Field Notes · Marketing

Awards Are/n't Industry Rubbish.

29 Apr 2026·Four-minute read·By Sam Wood

I got served an ad this week for the "Tweed Shire Business Awards", and because I've spent my whole career in agencies I immediately wanted to enter and win it.

I haven't entered yet, and don't think I will bother.

My best guess is that my target audience (you) don't care too much about a local shire's business awards. It'd be nice for the ego, sure, but I doubt there would be anything genuinely helpful to me and my business in doing so.

I'll leave it to well deserving businesses like Tweed Coast Meats (the ideal small-town butcher) who might benefit from the additional local exposure and awareness - because that matters for their business.

It did get me thinking about our obsession with awards though, so here we are.

Awards are/n't industry rubbish

I kind of telegraphed some of my core thinking about awards above.

I'm largely sceptical, but I think they serve a purpose - so long as the people you want influenced by you winning the award, will be influenced by you winning the award.

So let's start there.

Who's it for?

There's a version of thinking that says "awards are bullshit", and to be fair, there's some truth to that. If you've been in the industry long enough, you've seen enough pay-to-play, questionable judging, and endless categories to become a bit cynical.

But that's a very industry-centric perspective. Do your clients see the world that way? What about current/future employees? Investors/partners/broader stakeholders?

They might not have quite as much hard-won cynicism as some of us do.

So the first thing I'd be looking at doing is tying this back to a broader marketing or business strategy and asking:

Who are we trying to influence?

That'll help us to decide what's actually influential and what isn't.

Do they care?

Take something like a Google award in the performance space.

Within the industry, you'll get mixed opinions. Fair enough.

But outside the industry, it's a pretty recognisable logo. People know Google. They've used it for 20 years. That association carries weight, regardless of how you personally feel about the award itself.

Compare that to a niche tool or even industry body that no one outside of agency-land has ever heard of.

If your goal is to build credibility with potential clients, those two things are not equal (of course this depends on your clients etc etc).

The same logic applies on the people side.

"Best place to work" style awards can be incredibly valuable if they come from a source that your future employees recognise and trust. Much less so if it's something obscure that requires explanation. Same thing if we're talking about winning awards for creativity in campaigns - your current/future team will probably be influenced a lot more by Effies or D&AD pencils or even a small-time creative-centric group rather than [Insert Online Magazine Here's] next $500 a seat awards night.

So the question isn't "do awards matter?" It's more nuanced than that. I'd reframe it as:

Do these awards mean something to the people I'm trying to influence?

The hygiene factor

There's another dynamic at play as well, and it's a bit less strategic, a bit more practical.

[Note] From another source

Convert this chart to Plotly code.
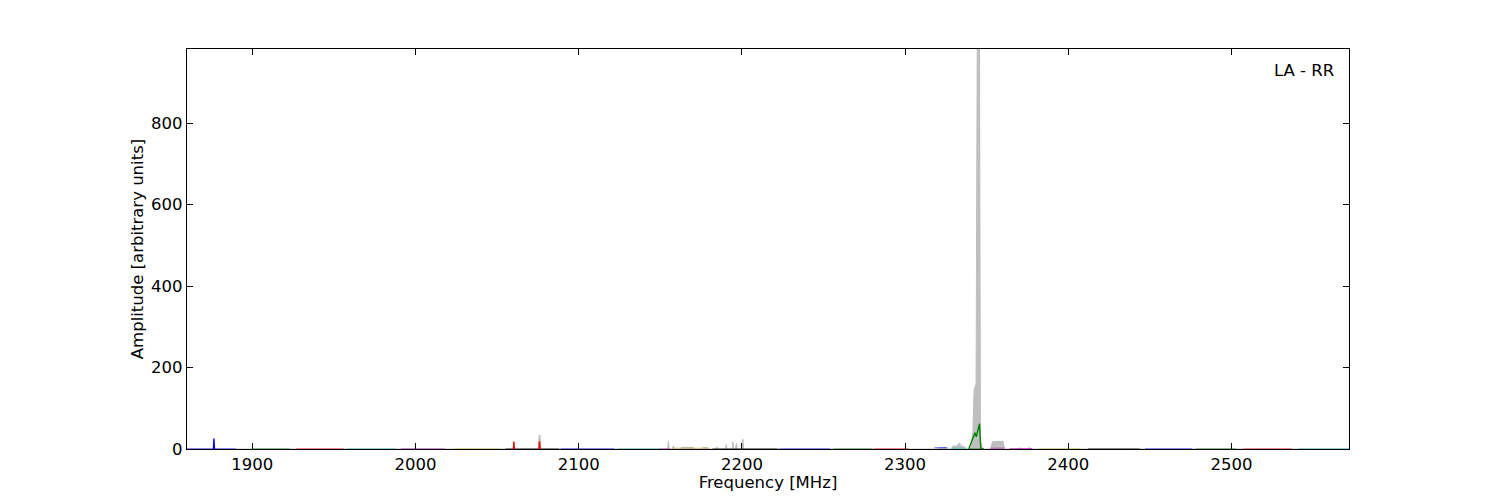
import plotly.graph_objects as go

# ---- data ----
# grey max-hold envelope
grey_freq = [1860, 2075.3, 2075.8, 2076.3, 2076.8, 2154.5, 2155.0, 2155.5, 2157.5, 2158.0, 2158.5,
             2162.0, 2163.0, 2170.0, 2171.0, 2175.0, 2176.0, 2179.0, 2180.0,
             2184.2, 2184.7, 2185.2, 2189.9, 2190.4, 2190.9, 2194.0, 2194.5, 2195.0,
             2196.1, 2196.6, 2197.1, 2200.1, 2200.6, 2201.1,
             2320.0, 2321.0, 2325.0, 2326.0, 2328.5, 2329.5, 2331.0, 2333.5, 2334.0, 2336.0, 2337.0,
             2339.5, 2340.5, 2341.5, 2342.3, 2343.5, 2344.2, 2345.6, 2346.2, 2347.0, 2348.5,
             2352.5, 2353.5, 2360.0, 2361.0, 2369.5, 2370.5, 2372.0, 2375.0, 2376.0, 2378.0, 2572]
grey_amp = [0, 0, 34, 34, 0, 0, 19, 0, 0, 8, 0,
            0, 4, 4, 0, 0, 3, 3, 0,
            0, 5, 0, 0, 11, 0, 0, 18, 0,
            0, 14, 0, 0, 24, 0,
            0, 4, 4, 0, 0, 8, 6, 15, 8, 6, 0,
            0, 5, 40, 145, 160, 990, 990, 20, 5, 0,
            0, 18, 19, 0, 0, 3, 0, 0, 3, 0, 0]

# coloured sub-band traces (near-zero baselines)
band_start = [1860, 1900, 1927, 1958, 1991, 2024, 2055, 2089, 2124, 2150, 2157, 2182, 2223, 2256, 2281,
              2318, 2328, 2339, 2352, 2364, 2382, 2412, 2447, 2478, 2507, 2541]
band_end = [1890, 1923, 1956, 1988, 2018, 2052, 2088, 2122, 2150, 2156, 2180, 2222, 2254, 2280, 2302,
            2326, 2338, 2348, 2361, 2378, 2407, 2444, 2476, 2503, 2537, 2572]
band_color = ['#0000ff', '#008000', '#ff0000', '#00bfbf', '#bf00bf', '#bfbf00', '#000000', '#0000ff',
              '#00bfbf', '#bf00bf', '#cc9a1a', '#000000', '#0000ff', '#008000', '#ff0000',
              '#0000ff', '#00bfbf', '#008000', '#bf00bf', '#bf00bf', '#bfbf00', '#000000', '#0000ff',
              '#008000', '#ff0000', '#00bfbf']
band_level = [0.3, 0.3, 0.3, 0.3, 0.3, 0.3, 0.3, 0.3, 0.3, 0.3, 2, 0.3, 0.3, 0.3, 0.3,
              3, 2, 0.3, 2, 1, 0.3, 0.3, 0.3, 0.3, 0.3, 0.3]

# green hump near the strong carrier
hump_freq = [2339, 2341.8, 2342.8, 2343.6, 2345.6, 2346.4, 2348]
hump_amp = [0.3, 28, 40, 30, 62, 0.3, 0.3]

# narrow spikes in coloured traces
spike_freq = [1876.5, 2060.3, 2076.0]
spike_amp = [26, 18, 19]
spike_color = ['#0000ff', '#ff0000', '#ff0000']

x_ticks = [1900, 2000, 2100, 2200, 2300, 2400, 2500]
y_ticks = [0, 200, 400, 600, 800]

fig = go.Figure()
fig.add_trace(go.Scatter(x=grey_freq, y=grey_amp, mode='lines', fill='tozeroy',
                         line=dict(color='#bfbfbf', width=1), fillcolor='#bfbfbf',
                         hoverinfo='skip', showlegend=False))

for s, e, c, lv in zip(band_start, band_end, band_color, band_level):
    fig.add_trace(go.Scatter(x=[s, e], y=[lv, lv], mode='lines',
                             line=dict(color=c, width=1), opacity=0.6, showlegend=False))

fig.add_trace(go.Scatter(x=hump_freq, y=hump_amp, mode='lines',
                         line=dict(color='#008000', width=1.4), showlegend=False))

for f, a, c in zip(spike_freq, spike_amp, spike_color):
    fig.add_trace(go.Scatter(x=[f - 0.3, f, f + 0.3], y=[0, a, 0], mode='lines',
                             line=dict(color=c, width=1.4), showlegend=False))

fig.add_annotation(text='LA - RR', xref='paper', yref='paper', x=1, y=1,
                   xanchor='right', yanchor='middle', xshift=-13, yshift=-21,
                   showarrow=False, font=dict(size=16.5, color='black'))

axis_common = dict(showline=True, linecolor='black', linewidth=1.3, mirror='ticks',
                   ticks='inside', ticklen=6, tickwidth=1, tickcolor='black',
                   showgrid=False, zeroline=False, automargin=False,
                   tickfont=dict(size=16.5, color='black'))

fig.update_xaxes(range=[1860, 2572], tickvals=x_ticks, ticktext=[str(v) for v in x_ticks],
                 title=dict(text='Frequency [MHz]', font=dict(size=16.5, color='black'), standoff=3),
                 **axis_common)
fig.update_yaxes(range=[0, 982], tickvals=y_ticks, ticktext=[str(v) for v in y_ticks],
                 title=dict(text='Amplitude [arbitrary units]', font=dict(size=16.5, color='black'), standoff=3),
                 **axis_common)

fig.update_layout(width=1484, height=484, paper_bgcolor='white', plot_bgcolor='white',
                  margin=dict(l=179, r=143, t=41, b=43),
                  font=dict(family='DejaVu Sans', size=16.5, color='black'),
                  showlegend=False)

fig.write_html('out.html')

If all of your competitors are stacking up awards, and you're the only one that isn't, you create a gap - intentional or otherwise.

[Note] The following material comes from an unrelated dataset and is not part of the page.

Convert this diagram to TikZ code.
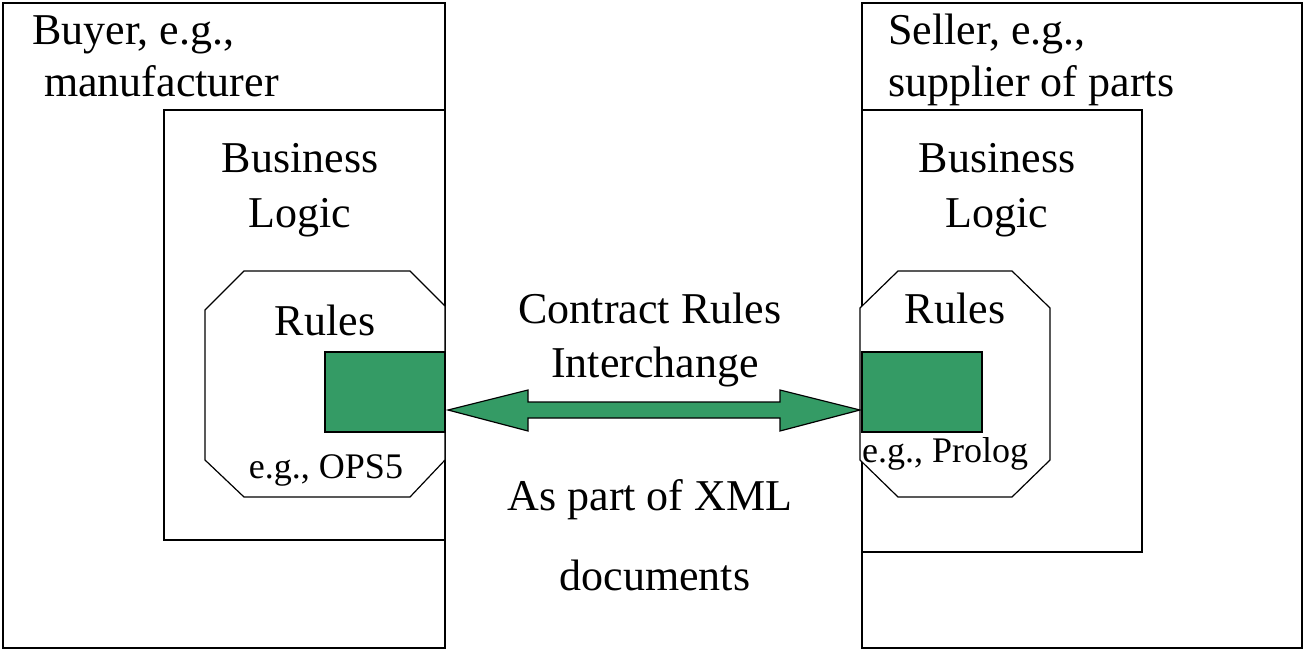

Even if you think those awards are questionable, even if you don't believe in them, you're still the outlier.

Now, you can absolutely take a position on that. "We don't believe in awards, we don't enter them." That's fine. But it needs to be a pretty bloody compelling argument, otherwise it can very easily come across as self-serving.

Not "we don't believe in awards", but "we don't win awards".

Okay, now what?

I don't think the answer is to go all-in on awards, but I don't think the answer is to ignore them completely.

It's to be deliberate and intentional with what you choose to enter. If you're going to do it, go in with a strategy - be clear on who you're trying to appeal to and understand what they'll respond to.

There's also a practical point here. Writing good award submissions is a skill. There are people who specialise in it and do it very well (not me - this isn't a sales pitch). If it's something you want to take seriously, it's worth treating it like any other part of your marketing investment.

The final obvious point is to be selective and enter awards you think you have a decent chance of winning. You can't just enter a few 'swing for the fences' awards, not win, and then call the system corrupt.

Maybe that's the real reason I'm 'letting' Tweed Coast Meats win the local awards?